Rescribe: A high quality OCR tool for historic books

thaumasiotes · on Nov 26, 2021

I have the Kindle version of The Seleucid Royal Economy which for obvious reasons includes Greek text.

It's been OCRed, and the Greek has been mangled beyond belief. Sometimes the OCR will split a single character.

No real point to the story, but it feels relevant here. I see Rescribe has already encountered the problem: "In the second step we run the OCR on the preprocessed files, using our specifically trained packages and adapting language and character settings to the document at hand."

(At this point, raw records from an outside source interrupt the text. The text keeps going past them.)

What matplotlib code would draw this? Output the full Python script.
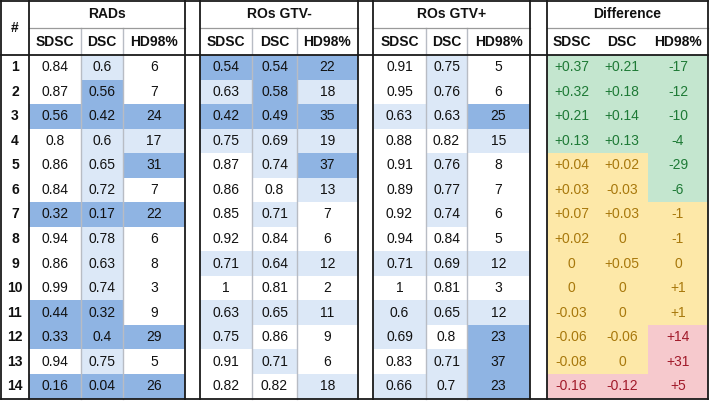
import matplotlib.pyplot as plt
from matplotlib.patches import Rectangle

plt.rcParams['font.family'] = ['Liberation Sans', 'DejaVu Sans']

# table contents
case_ids = list(range(1, 15))
metrics = ['SDSC', 'DSC', 'HD98%']
groups = ['RADs', 'ROs GTV-', 'ROs GTV+']

rads_sdsc = [0.84, 0.87, 0.56, 0.8, 0.86, 0.84, 0.32, 0.94, 0.86, 0.99, 0.44, 0.33, 0.94, 0.16]
rads_dsc = [0.6, 0.56, 0.42, 0.6, 0.65, 0.72, 0.17, 0.78, 0.63, 0.74, 0.32, 0.4, 0.75, 0.04]
rads_hd = [6, 7, 24, 17, 31, 7, 22, 6, 8, 3, 9, 29, 5, 26]

gtvm_sdsc = [0.54, 0.63, 0.42, 0.75, 0.87, 0.86, 0.85, 0.92, 0.71, 1, 0.63, 0.75, 0.91, 0.82]
gtvm_dsc = [0.54, 0.58, 0.49, 0.69, 0.74, 0.8, 0.71, 0.84, 0.64, 0.81, 0.65, 0.86, 0.71, 0.82]
gtvm_hd = [22, 18, 35, 19, 37, 13, 7, 6, 12, 2, 11, 9, 6, 18]

gtvp_sdsc = [0.91, 0.95, 0.63, 0.88, 0.91, 0.89, 0.92, 0.94, 0.71, 1, 0.6, 0.69, 0.83, 0.66]
gtvp_dsc = [0.75, 0.76, 0.63, 0.82, 0.76, 0.77, 0.74, 0.84, 0.69, 0.81, 0.65, 0.8, 0.71, 0.7]
gtvp_hd = [5, 6, 25, 15, 8, 7, 6, 5, 12, 3, 12, 23, 37, 23]

diff_sdsc = ['+0.37', '+0.32', '+0.21', '+0.13', '+0.04', '+0.03', '+0.07', '+0.02',
             '0', '0', '-0.03', '-0.06', '-0.08', '-0.16']
diff_dsc = ['+0.21', '+0.18', '+0.14', '+0.13', '+0.02', '-0.03', '+0.03', '0',
            '+0.05', '0', '0', '-0.06', '0', '-0.12']
diff_hd = ['-17', '-12', '-10', '-4', '-29', '-6', '-1', '-1', '0', '+1', '+1', '+14', '+31', '+5']

group_data = [
    [rads_sdsc, rads_dsc, rads_hd],
    [gtvm_sdsc, gtvm_dsc, gtvm_hd],
    [gtvp_sdsc, gtvp_dsc, gtvp_hd],
]
diff_data = [diff_sdsc, diff_dsc, diff_hd]

# layout (pixels)
W, H = 710, 401
y_top, y_h1, y_h2, y_bot = 1, 28, 55, 398.5
row_h = (y_bot - y_h2) / len(case_ids)
id_col = (1, 29)
group_cols = [(29, 81, 123, 185), (200, 252, 297, 358), (373, 426, 467, 530)]
diff_cols = (547, 596, 648, 708)

MED = '#8fb4e3'
LIGHT = '#dce8f7'
GREEN, GREEN_TXT = '#c4e6cf', '#1e7a36'
YELLOW, YELLOW_TXT = '#fde8a8', '#a8780c'
RED, RED_TXT = '#f6c9cd', '#a11a2a'


def blue_shade(k, v):
    if k < 2:
        if v < 0.6:
            return MED
        if v < 0.8:
            return LIGHT
        return 'white'
    if v > 20:
        return MED
    if v > 10:
        return LIGHT
    return 'white'


def diff_style(k, s):
    v = float(s)
    lim = 3 if k == 2 else 0.1
    better = v < -lim if k == 2 else v > lim
    worse = v > lim if k == 2 else v < -lim
    if better:
        return GREEN, GREEN_TXT
    if worse:
        return RED, RED_TXT
    return YELLOW, YELLOW_TXT


fig = plt.figure(figsize=(W / 100, H / 100), dpi=100)
ax = fig.add_axes([0, 0, 1, 1])
ax.set_xlim(0, W)
ax.set_ylim(H, 0)
ax.axis('off')

fs = 10
bold = dict(fontsize=fs, fontweight='bold', ha='center', va='center', color='#111111')
norm = dict(fontsize=fs, ha='center', va='center', color='#111111')

# id column
ax.text(sum(id_col) / 2, (y_top + y_h2) / 2, '#', **bold)
for i, c in enumerate(case_ids):
    yc = y_h2 + (i + 0.5) * row_h
    ax.text(sum(id_col) / 2, yc, str(c), **bold)

# blue-shaded groups
for g, (name, cols) in enumerate(zip(groups, group_cols)):
    ax.text((cols[0] + cols[-1]) / 2, (y_top + y_h1) / 2, name, **bold)
    for k, m in enumerate(metrics):
        x0, x1 = cols[k], cols[k + 1]
        ax.text((x0 + x1) / 2, (y_h1 + y_h2) / 2 + 0.5, m, **bold)
        for i, v in enumerate(group_data[g][k]):
            y0 = y_h2 + i * row_h
            ax.add_patch(Rectangle((x0, y0), x1 - x0, row_h, facecolor=blue_shade(k, v),
                                   edgecolor='none', zorder=0))
            ax.text((x0 + x1) / 2, y0 + row_h / 2, f'{v:g}', **norm)
        if k > 0:
            ax.plot([x0, x0], [y_h1, y_bot], color='#b8bcc4', lw=1.0, zorder=2)
    ax.plot([cols[0], cols[-1]], [y_h1, y_h1], color='#9a9a9a', lw=0.9, zorder=2)

# difference group
ax.text((diff_cols[0] + diff_cols[-1]) / 2, (y_top + y_h1) / 2, 'Difference', **bold)
for k, m in enumerate(metrics):
    x0, x1 = diff_cols[k], diff_cols[k + 1]
    ax.text((x0 + x1) / 2, (y_h1 + y_h2) / 2 + 0.5, m, **bold)
    for i, s in enumerate(diff_data[k]):
        y0 = y_h2 + i * row_h
        bg, tc = diff_style(k, s)
        ax.add_patch(Rectangle((x0, y0), x1 - x0, row_h, facecolor=bg,
                               edgecolor='none', zorder=0))
        ax.text((x0 + x1) / 2, y0 + row_h / 2, s, fontsize=fs, ha='center',
                va='center', color=tc)
ax.plot([diff_cols[0], diff_cols[-1]], [y_h1, y_h1], color='#9a9a9a', lw=0.9, zorder=2)

# black frame lines
black_x = [id_col[0], id_col[1]] + [x for c in group_cols for x in (c[0], c[-1])] \
    + [diff_cols[0], diff_cols[-1]]
for x in sorted(set(black_x)):
    ax.plot([x, x], [y_top, y_bot], color='#1a1a1a', lw=1.3, zorder=3)
for y in (y_top, y_h2, y_bot):
    ax.plot([id_col[0], diff_cols[-1]], [y, y], color='#1a1a1a', lw=1.3, zorder=3)

fig.savefig('out.png', dpi=100, facecolor='white')
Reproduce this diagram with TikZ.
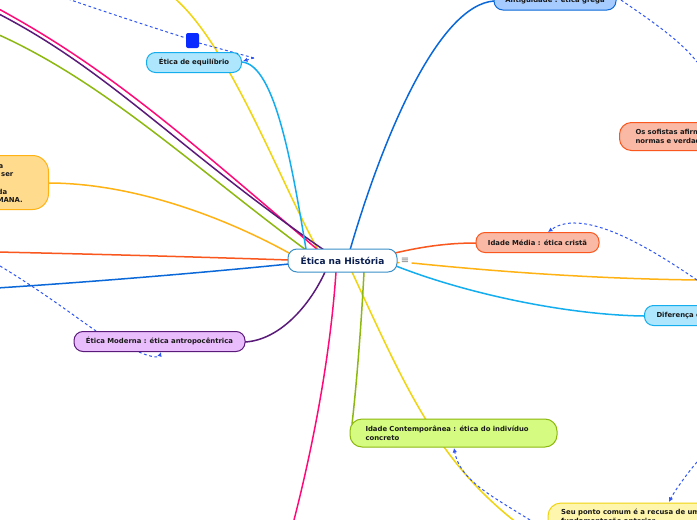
\documentclass[tikz,border=0pt]{standalone}
\usepackage{fontspec}
\setmainfont{DejaVu Sans}
\usetikzlibrary{arrows.meta}
\definecolor{cBlue}{HTML}{0B68D8}
\definecolor{cSky}{HTML}{14AEEF}
\definecolor{cOrange}{HTML}{FFB213}
\definecolor{cRed}{HTML}{F9571E}
\definecolor{cPink}{HTML}{FF0A78}
\definecolor{cPurple}{HTML}{5A1A7A}
\definecolor{cGreen}{HTML}{8DB80F}
\definecolor{cYellow}{HTML}{F0D410}
\definecolor{cDash}{HTML}{2F55F5}
\definecolor{fBlue}{HTML}{A6CCFF}
\definecolor{fSky}{HTML}{AEE6FD}
\definecolor{fOrange}{HTML}{FFDB8E}
\definecolor{fRed}{HTML}{FAB9A5}
\definecolor{fPurple}{HTML}{E9BDFB}
\definecolor{fGreen}{HTML}{D5FC80}
\definecolor{fYellow}{HTML}{FFF6AE}
\definecolor{rootText}{HTML}{0A1F50}
\definecolor{rootLine}{HTML}{3A8FC9}
\definecolor{square}{HTML}{0A2BFF}
\tikzset{
  x=1pt,y=-1pt,
  link/.style={line width=1.5pt,line cap=round},
  reldash/.style={cDash,line width=1pt,dash pattern=on 2.8pt off 2.6pt},
  rel/.style={reldash,-{Latex[length=4.5pt,width=4.5pt]}},
  topic/.style={draw,rounded corners=9pt,line width=1pt,minimum height=20pt,inner sep=0pt,align=left,
    font=\fontsize{6.87}{8.6}\selectfont\bfseries,text=black!90},
  label/.style={inner sep=0pt,font=\fontsize{6.87}{8.6}\selectfont\bfseries,text=black!90},
}
\begin{document}
\begin{tikzpicture}
\useasboundingbox (0,0) rectangle (697,520);
\clip (0,0) rectangle (697,520);
\fill[white] (0,0) rectangle (697,520);

% connectors
\draw[link,cYellow] (172,-4) .. controls (228,42) and (278,177) .. (318,250);
\draw[link,cYellow] (352,272) .. controls (404,384) and (436,460) .. (517,523);
\draw[link,cPink] (-3,8) .. controls (108,68) and (184,136) .. (318,250);
\draw[link,cPurple] (-3,13) .. controls (110,71) and (179,150) .. (324,250);
\draw[link,cGreen] (-3,34) .. controls (104,82) and (194,167) .. (306,250);
\draw[link,cSky] (242,62) .. controls (275,65) and (292,165) .. (306,249);
\draw[link,cOrange] (48,183) .. controls (130,183) and (220,215) .. (289,253);
\draw[link,cRed] (-3,252) .. controls (90,254) and (200,257) .. (289,260);
\draw[link,cBlue] (-3,288) .. controls (90,282) and (200,273) .. (289,264);
\draw[link,cPurple] (245,342) .. controls (280,340) and (310,305) .. (325,272);
\draw[link,cPink] (336,272) .. controls (330,360) and (312,450) .. (294,520);
\draw[link,cBlue] (350,250) .. controls (385,130) and (440,5) .. (494,1);
\draw[link,cRed] (395,253) .. controls (425,246) and (450,243) .. (476,243);
\draw[link,cOrange] (397,262.5) -- (399,262.7);
\draw[link,cOrange] (412,263) .. controls (500,272) and (600,279) .. (700,280);
\draw[link,cSky] (396,266) .. controls (470,295) and (570,315) .. (644,316);
\draw[link,cGreen] (364,272) .. controls (361,330) and (356,390) .. (352,424);

% relationship dashes
\draw[reldash] (68,-1) .. controls (120,17) and (170,33) .. (186,38);
\draw[reldash] (199,43) -- (254,58);
\draw[rel] (254,58) -- (243,61);
\draw[reldash] (0,266) .. controls (40,290) and (80,320) .. (96,331);
\draw[rel] (139,352) .. controls (150,357) and (159,358) .. (161,352);
\draw[reldash] (621,0) .. controls (650,20) and (680,40) .. (697,62);
\draw[rel] (697,280) .. controls (660,255) and (585,205) .. (548,232);
\draw[rel] (697,462) .. controls (690,470) and (675,490) .. (669,502);
\draw[rel] (530,520) .. controls (490,495) and (460,480) .. (454,448);

% nodes
\node[fill=square,rounded corners=2pt,minimum width=13pt,minimum height=15pt,inner sep=0pt] (dot) at (192.5,40.5) {};
\node[topic,fill=fSky,draw=cSky,minimum width=95pt] (equil) at (194,62.5) {Ética de equilíbrio};
\node[topic,fill=fBlue,draw=cBlue,minimum width=122pt] (anti) at (555,0) {Antiguidade : ética grega};
\node[topic,fill=fRed,draw=cRed,minimum width=123pt] (media) at (537.5,242.5) {Idade Média : ética cristã};
\node[topic,fill=fPurple,draw=cPurple,minimum width=171pt] (moderna) at (159.5,341.5) {Ética Moderna : ética antropocêntrica};
\node[topic,fill=fSky,draw=cSky,anchor=west,text width=110pt,inner xsep=12pt] (dif) at (644,315.5) {Diferença entre};
\node[topic,fill=fRed,draw=cRed,minimum height=28pt,rounded corners=12pt,anchor=west,text width=170pt,inner xsep=16pt] (sof) at (619,136.5) {Os sofistas afirmam\\normas e verdades};
\node[topic,fill=fGreen,draw=cGreen,minimum height=28pt,rounded corners=12pt,anchor=west,text width=176pt,inner xsep=15.5pt] (cont) at (349.5,433) {Idade Contemporânea : ética do indivíduo\\concreto};
\node[topic,fill=fYellow,draw=cYellow,minimum width=200pt,minimum height=40pt,rounded corners=13pt,anchor=north west] (seu) at (547.5,502.5) {};
\node[label,anchor=north west,align=left] (seut) at (561,509) {Seu ponto comum é a recusa de um\\fundamentação anterior};
\node[topic,fill=fOrange,draw=cOrange,minimum width=120pt,minimum height=54pt,rounded corners=16pt,anchor=east] (hum) at (49,182.5) {};
\node[label,anchor=east] (huma) at (3.5,166.5) {a};
\node[label,anchor=east] (humb) at (13.5,175) {ser};
\node[label,anchor=east] (humc) at (7.5,191.5) {da};
\node[label,anchor=east] (humd) at (23,200) {MANA.};
\node[topic,fill=white,draw=rootLine,minimum width=109pt,minimum height=23pt,font=\fontsize{9}{11}\selectfont\bfseries,text=rootText,align=center] (root) at (342.5,260.5) {Ética na História};
\node[inner sep=0pt,font=\fontsize{10}{10}\selectfont,text=black!50] (menu) at (405,260.5) {≡};
\end{tikzpicture}
\end{document}
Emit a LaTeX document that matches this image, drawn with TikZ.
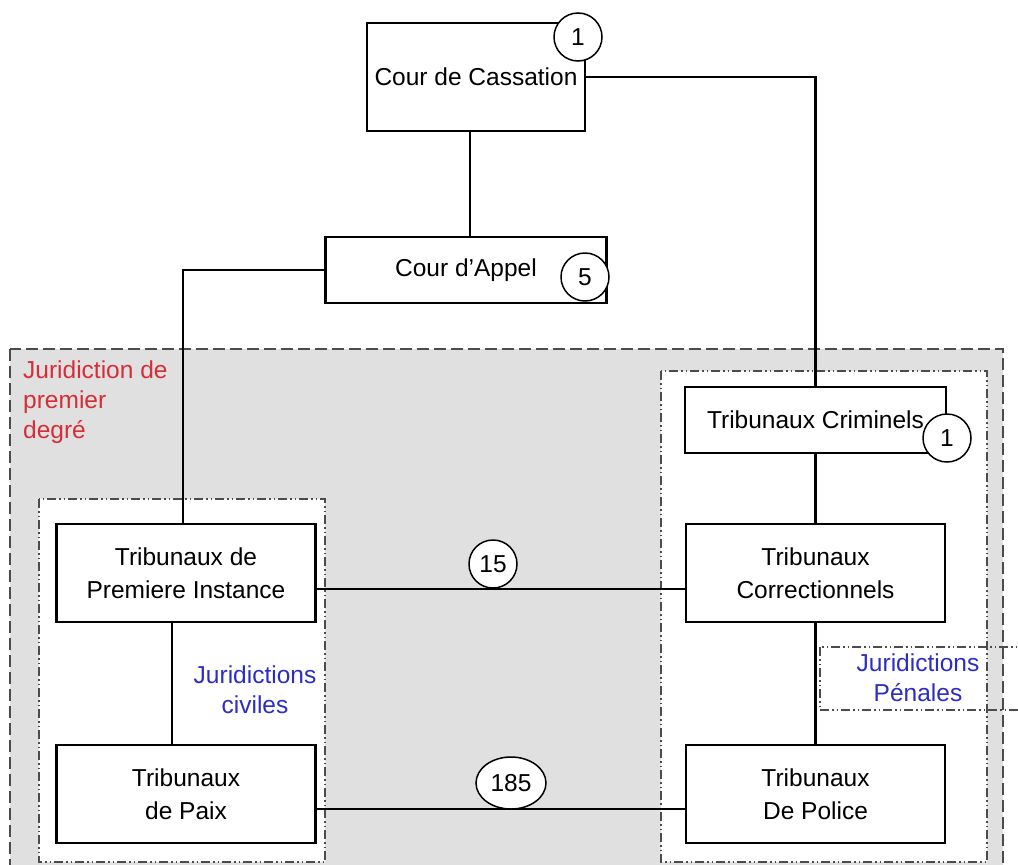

(I'm only complaining to a very small degree. Having a low-quality OCRed ebook available is much better than having no ebook available. And what is normally displayed is the image of the text, not the OCRed nonsense, so it doesn't matter that the Greek has been transformed into gibberish until you encounter the odd mid-character word break.)

raybb · on Nov 26, 2021

I think the folks at OpenLibrary.org would benefit from something like this.

wumpus · on Nov 26, 2021

PGDP is the project that's doing high quality book transcriptions. OpenLibrary is a distribution mechanism.

ZeroGravitas · on Nov 26, 2021

OpenLibrary also do automated OCR type stuff, though generally its subsidiary to scans of the page.

But search and some recent tools for extracting data from books (e.g. they find URLs in books and then save them in the Wayback machine so people can see what the book linked to) all rely on automated OCR so any improvements will help.

IshKebab · on Nov 26, 2021

Is Tesseract any good yet? Last I heard they were experimenting with deep learning based recognition but before that I've tried it and it didn't work at all. Kind of Pocketsphinx levels of rubbish.

david_allison · on Nov 26, 2021

In my experience, you need to pre-process the text before Tesseract gives reasonable results.

I'd wager 90%+ accuracy after pre-processing a book with ScanTailor.

Accuracy falls off a cliff if the text is handwritten rather than using a printing press, but it's still useful to get a side-by-side editable OCR <-> image.

IshKebab · on Nov 27, 2021

90% is pretty bad though isn't it? That means every 10th letter is wrong! Unless you're using some other measure of accuracy.

acdha · on Nov 26, 2021

It’s been good for a long time with an important caveat: Tesseract historically needed preprocessing if your scans were skewed or warped. Years back I talked with someone from Google who said that they’d focused their efforts on the preprocessor side deskewing and identifying structure like columns, but not extensively modifying Tesseract itself.

xipho · on Nov 26, 2021

"Is it good yet" is trolling. If you reference a benchmark, gold-standard etc. and list specific use case failures you might be taken more seriously.

It has a massive impact in various scientific fields that require "good enough", which all things considered is magic in many cases. I don't know of its use outside this area, but I suspect that if it has had the level of impact inside science it has had a huge impact in the broader world.

cinntaile · on Nov 26, 2021

I think it's a valid criticism of Tesseract. It's very dependent on the input and if they have managed to improve this then it would hugely increase its usefulness.